Collection entries:
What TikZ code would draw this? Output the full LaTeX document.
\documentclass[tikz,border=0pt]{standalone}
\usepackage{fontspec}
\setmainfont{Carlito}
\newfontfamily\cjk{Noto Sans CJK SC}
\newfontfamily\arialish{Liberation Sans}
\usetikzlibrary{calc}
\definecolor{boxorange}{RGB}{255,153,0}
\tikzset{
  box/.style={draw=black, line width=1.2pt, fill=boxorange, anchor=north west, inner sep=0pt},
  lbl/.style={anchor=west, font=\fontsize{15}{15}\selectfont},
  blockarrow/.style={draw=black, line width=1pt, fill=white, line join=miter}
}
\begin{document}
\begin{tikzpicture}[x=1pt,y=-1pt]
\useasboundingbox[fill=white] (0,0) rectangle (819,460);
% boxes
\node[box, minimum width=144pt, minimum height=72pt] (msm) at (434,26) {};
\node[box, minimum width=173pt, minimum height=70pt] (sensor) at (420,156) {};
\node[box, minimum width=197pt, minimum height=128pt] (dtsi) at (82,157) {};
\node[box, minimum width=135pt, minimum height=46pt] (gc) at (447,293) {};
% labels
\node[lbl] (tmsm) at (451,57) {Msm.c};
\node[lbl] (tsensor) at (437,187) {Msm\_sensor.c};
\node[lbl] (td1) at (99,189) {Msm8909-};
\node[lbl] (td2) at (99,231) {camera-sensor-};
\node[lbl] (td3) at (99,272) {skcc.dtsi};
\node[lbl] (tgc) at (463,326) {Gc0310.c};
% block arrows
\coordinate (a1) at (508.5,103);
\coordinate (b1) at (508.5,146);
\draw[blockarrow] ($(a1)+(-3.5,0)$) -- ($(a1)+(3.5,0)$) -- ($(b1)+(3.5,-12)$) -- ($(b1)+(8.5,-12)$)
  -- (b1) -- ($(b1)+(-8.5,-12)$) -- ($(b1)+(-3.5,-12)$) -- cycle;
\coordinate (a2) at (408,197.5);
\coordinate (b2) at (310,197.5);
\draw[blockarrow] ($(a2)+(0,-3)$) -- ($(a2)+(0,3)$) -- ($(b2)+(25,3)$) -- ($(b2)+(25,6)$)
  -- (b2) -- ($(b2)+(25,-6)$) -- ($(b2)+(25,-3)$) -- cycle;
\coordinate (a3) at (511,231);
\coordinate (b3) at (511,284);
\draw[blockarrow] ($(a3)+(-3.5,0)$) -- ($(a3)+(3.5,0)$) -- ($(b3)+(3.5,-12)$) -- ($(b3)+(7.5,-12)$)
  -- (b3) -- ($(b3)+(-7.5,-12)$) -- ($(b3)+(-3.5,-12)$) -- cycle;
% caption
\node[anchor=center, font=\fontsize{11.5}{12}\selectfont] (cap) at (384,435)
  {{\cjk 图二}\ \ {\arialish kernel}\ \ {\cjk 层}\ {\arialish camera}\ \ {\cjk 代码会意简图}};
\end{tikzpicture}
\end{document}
--
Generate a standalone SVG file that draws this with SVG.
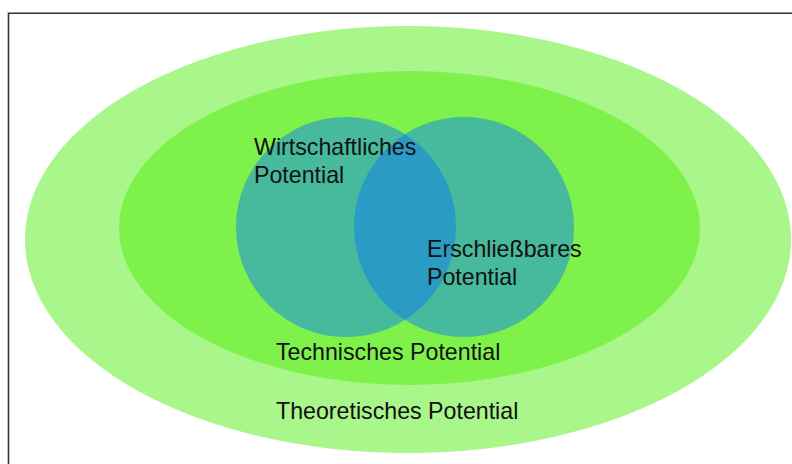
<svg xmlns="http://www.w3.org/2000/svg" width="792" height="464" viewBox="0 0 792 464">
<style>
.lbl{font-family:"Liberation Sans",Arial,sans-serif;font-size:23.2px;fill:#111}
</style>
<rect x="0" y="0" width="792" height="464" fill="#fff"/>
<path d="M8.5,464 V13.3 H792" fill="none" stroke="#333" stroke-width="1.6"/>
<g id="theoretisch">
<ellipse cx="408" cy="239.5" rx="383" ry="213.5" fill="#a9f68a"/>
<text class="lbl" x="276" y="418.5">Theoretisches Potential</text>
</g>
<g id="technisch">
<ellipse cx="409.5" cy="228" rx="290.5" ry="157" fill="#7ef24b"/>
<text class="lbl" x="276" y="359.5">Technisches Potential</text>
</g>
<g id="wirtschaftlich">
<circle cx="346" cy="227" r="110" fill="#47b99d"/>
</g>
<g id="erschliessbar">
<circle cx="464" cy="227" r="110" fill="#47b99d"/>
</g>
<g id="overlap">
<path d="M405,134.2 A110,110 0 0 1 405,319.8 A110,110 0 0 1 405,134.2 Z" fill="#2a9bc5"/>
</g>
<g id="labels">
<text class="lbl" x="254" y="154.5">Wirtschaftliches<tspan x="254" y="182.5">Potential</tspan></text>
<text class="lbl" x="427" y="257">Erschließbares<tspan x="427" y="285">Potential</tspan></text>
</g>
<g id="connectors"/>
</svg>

#### [Exercise]
From the records above, pick out and copy each line holding the word "standalone".

#### [Output for this task]
\documentclass[tikz,border=0pt]{standalone}
Generate a standalone SVG file that draws this with SVG.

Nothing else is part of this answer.